Lutrelle Palmer, the principal of Huntington High, also a strong NAACP advocate, whose own wages were supplemented by voluntary parental contributions, in November 1937 chastised his daughter for accepting a job in Newport News that paid her a third less per month than a beginning white teacher earned. This led to a unanimous vote by the Virginia State Teachers Association to file equal-pay lawsuits in partnership with the NAACP. This move paved the way to a statewide campaign attacking the legal basis for school segregation. Palmer was sacked from the school in 1943 for his activism.

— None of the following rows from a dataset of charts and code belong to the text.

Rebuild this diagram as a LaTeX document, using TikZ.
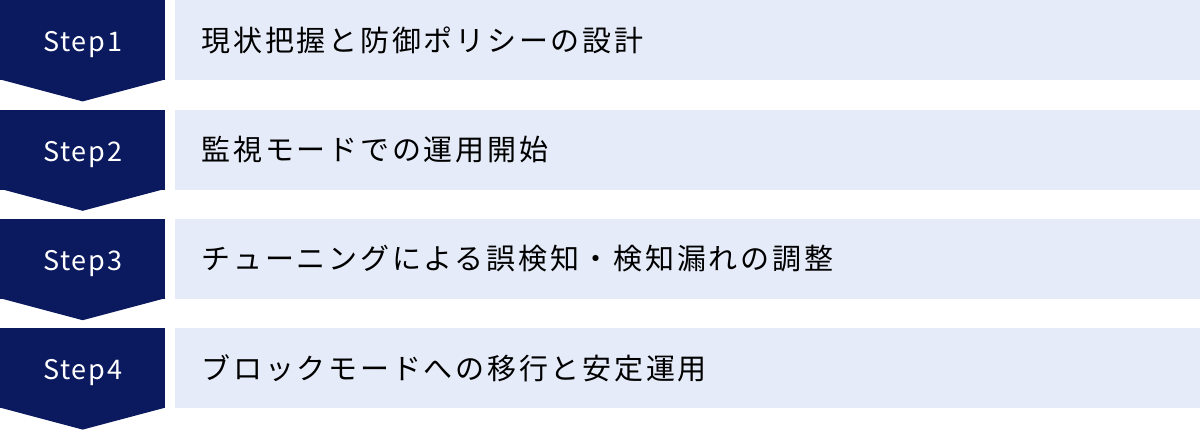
\documentclass[tikz,border=0pt]{standalone}
\usepackage{fontspec}
\newfontfamily\jpfont{Noto Sans CJK JP}
\usetikzlibrary{positioning, calc}
\definecolor{stepnavy}{RGB}{11,25,94}
\definecolor{rowblue}{RGB}{229,235,248}

\begin{document}
\begin{tikzpicture}[x=1pt,y=1pt,stepbox/.style={rectangle,fill=stepnavy,text=white,minimum width=165pt,minimum height=80pt,inner sep=0pt,text height=23pt,text depth=0pt,font=\jpfont\fontsize{27}{30}\selectfont\addfontfeatures{LetterSpace=7}},node distance = 29pt and 9pt, rowbox/.style={rectangle,fill=rowblue,minimum height=80pt,inner xsep=27pt,inner ysep=0pt,text width=972pt,align=left,font=\jpfont\fontsize{29}{32}\selectfont\addfontfeatures{LetterSpace=9.5}}  ]
\useasboundingbox (0,0) rectangle (1200,-429);
\node (s1) [stepbox, anchor=north west] at (0,0) {Step1} ;
\node (s2) [stepbox, below=of s1] {Step2};
\node (s3) [stepbox, below=of s2] {Step3};
\node (s4) [stepbox, below=of s3] {Step4};
\node (r1) [rowbox, right=of s1] {現状把握と防御ポリシーの設計};
\node (r2) [rowbox, right=of s2] {監視モードでの運用開始};
\node (r3) [rowbox, right=of s3] {チューニングによる誤検知・検知漏れの調整};
\node (r4) [rowbox, right=of s4] {ブロックモードへの移行と安定運用};
  \begin{scope}
    \fill [stepnavy] ($(s1.south west)+(0,1)$) -- ($(s1.south east)+(0,1)$) -- ($(s1.south)+(0,-21)$) -- cycle;
    \fill [stepnavy] ($(s2.south west)+(0,1)$) -- ($(s2.south east)+(0,1)$) -- ($(s2.south)+(0,-21)$) -- cycle;
    \fill [stepnavy] ($(s3.south west)+(0,1)$) -- ($(s3.south east)+(0,1)$) -- ($(s3.south)+(0,-21)$) -- cycle;
    \fill [stepnavy] ($(s4.south west)+(0,1)$) -- ($(s4.south east)+(0,1)$) -- ($(s4.south)+(0,-21)$) -- cycle;
  \end{scope}
\end{tikzpicture}
\end{document}
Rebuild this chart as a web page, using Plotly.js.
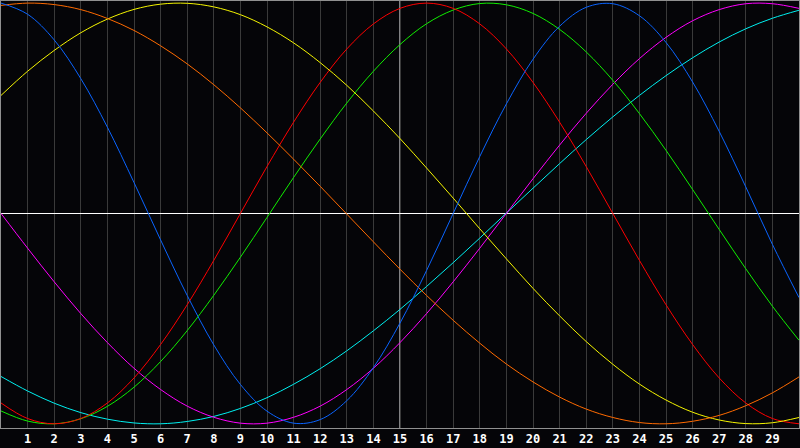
<!DOCTYPE html>
<html>
<head>
<meta charset="utf-8">
<script src="https://cdn.plot.ly/plotly-3.0.1.min.js"></script>
<style>
html,body{margin:0;padding:0;background:#050508;}
#chart{width:800px;height:448px;}
</style>
</head>
<body>
<div id="chart"></div>
<script>
const xValues = [0,1,2,3,4,5,6,7,8,9,10,11,12,13,14,15,16,17,18,19,20,21,22,23,24,25,26,27,28,29,30];
const tickLabels = [1,2,3,4,5,6,7,8,9,10,11,12,13,14,15,16,17,18,19,20,21,22,23,24,25,26,27,28,29];
const refX = 15;

const blueValues = [1.00,0.947,0.825,0.641,0.410,0.147,-0.126,-0.390,-0.625,-0.813,-0.940,-0.997,-0.980,-0.890,-0.733,-0.521,-0.271,0.000,0.271,0.521,0.733,0.890,0.980,0.997,0.940,0.813,0.625,0.390,0.126,-0.147,-0.400];
const orangeValues = [0.989,1.000,0.993,0.969,0.927,0.870,0.797,0.711,0.612,0.502,0.383,0.258,0.129,-0.003,-0.135,-0.265,-0.390,-0.508,-0.617,-0.716,-0.801,-0.873,-0.930,-0.970,-0.994,-1.000,-0.988,-0.960,-0.914,-0.853,-0.777];
const yellowValues = [0.561,0.676,0.775,0.859,0.924,0.970,0.995,0.999,0.982,0.945,0.887,0.811,0.717,0.609,0.487,0.356,0.216,0.073,-0.073,-0.216,-0.356,-0.487,-0.609,-0.717,-0.811,-0.887,-0.945,-0.982,-0.999,-0.995,-0.970];
const redValues = [-0.901,-0.975,-1.000,-0.975,-0.901,-0.782,-0.623,-0.434,-0.223,0.000,0.223,0.434,0.623,0.782,0.901,0.975,1.000,0.975,0.901,0.782,0.623,0.434,0.223,0.000,-0.223,-0.434,-0.623,-0.782,-0.901,-0.975,-1.000];
const greenValues = [-0.939,-0.987,-1.000,-0.976,-0.917,-0.826,-0.704,-0.557,-0.389,-0.208,-0.019,0.171,0.354,0.525,0.676,0.803,0.902,0.967,0.998,0.992,0.951,0.875,0.768,0.633,0.475,0.300,0.114,-0.076,-0.263,-0.441,-0.603];
const magentaValues = [0.000,-0.165,-0.325,-0.476,-0.614,-0.736,-0.837,-0.916,-0.969,-0.997,-0.997,-0.969,-0.916,-0.837,-0.736,-0.614,-0.476,-0.325,-0.165,0.000,0.165,0.325,0.476,0.614,0.736,0.837,0.916,0.969,0.997,0.997,0.975];
const cyanValues = [-0.775,-0.844,-0.902,-0.947,-0.978,-0.996,-1.000,-0.989,-0.965,-0.927,-0.876,-0.812,-0.738,-0.653,-0.558,-0.456,-0.347,-0.234,-0.117,0.002,0.120,0.237,0.351,0.459,0.561,0.655,0.740,0.815,0.878,0.928,0.966];

const seriesList = [
  {y: cyanValues, color: '#00f0f0'},
  {y: magentaValues, color: '#ff00ff'},
  {y: greenValues, color: '#10ee00'},
  {y: redValues, color: '#ff0000'},
  {y: yellowValues, color: '#f5f500'},
  {y: orangeValues, color: '#ff6a00'},
  {y: blueValues, color: '#0a64ff'}
];

const traces = seriesList.map(s => ({
  x: xValues, y: s.y, type: 'scatter', mode: 'lines',
  line: {color: s.color, width: 1, shape: 'spline', smoothing: 1},
  hoverinfo: 'skip', showlegend: false
}));

const layout = {
  width: 800, height: 448,
  margin: {l: 1, r: 1, t: 1, b: 20, pad: 0},
  paper_bgcolor: '#050508',
  plot_bgcolor: '#050508',
  showlegend: false,
  xaxis: {
    range: [0, 30], tickmode: 'array', tickvals: tickLabels, ticktext: tickLabels.map(String),
    showgrid: true, gridcolor: '#3a3a3a', gridwidth: 1,
    zeroline: false, showline: true, mirror: true, linecolor: '#909090', linewidth: 1,
    ticks: '', ticklabelstandoff: 0,
    tickfont: {family: 'DejaVu Sans Mono', size: 12, color: '#ffffff', weight: 'bold'}
  },
  yaxis: {
    range: [-1.02, 1.01], showgrid: false, showticklabels: false, ticks: '',
    zeroline: true, zerolinecolor: '#ffffff', zerolinewidth: 1,
    showline: true, mirror: true, linecolor: '#909090', linewidth: 1
  },
  shapes: [{type: 'line', xref: 'x', yref: 'paper', x0: refX, x1: refX, y0: 0, y1: 1,
            line: {color: '#ffffff', width: 1}, layer: 'below'}]
};

Plotly.newPlot('chart', traces, layout, {staticPlot: true, displayModeBar: false});
</script>
</body>
</html>
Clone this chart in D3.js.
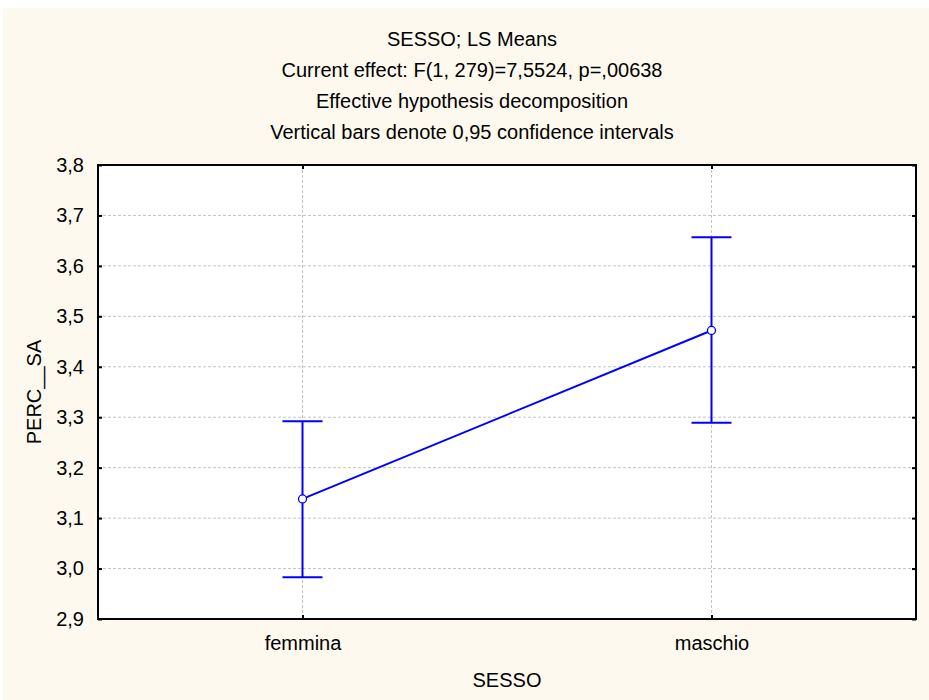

Huntington's football team, coached by Thad Madden from 1943 through 1971, had 28 straight winning seasons, compiling a 251-114-16 record. Madden's Huntington teams won sixteen Virginia Interscholastic Association eastern District titles and seven VIA state championships. Huntington track and field squads, also under Madden, won 19 VIA state championships and were declared seven times runners-up after the VIA integrated with the Virginia High School League.

==Notable alumni==

- Joe Durham, Former MLB player (Baltimore Orioles. St. Louis Cardinals)
- Former U.S. Energy Secretary, Hazel R. O'Leary (1937-)
- Thaddeus E. Hayes, founder of Thaddeus Hayes Dance Theatre (ca. 1928-April 26, 2000)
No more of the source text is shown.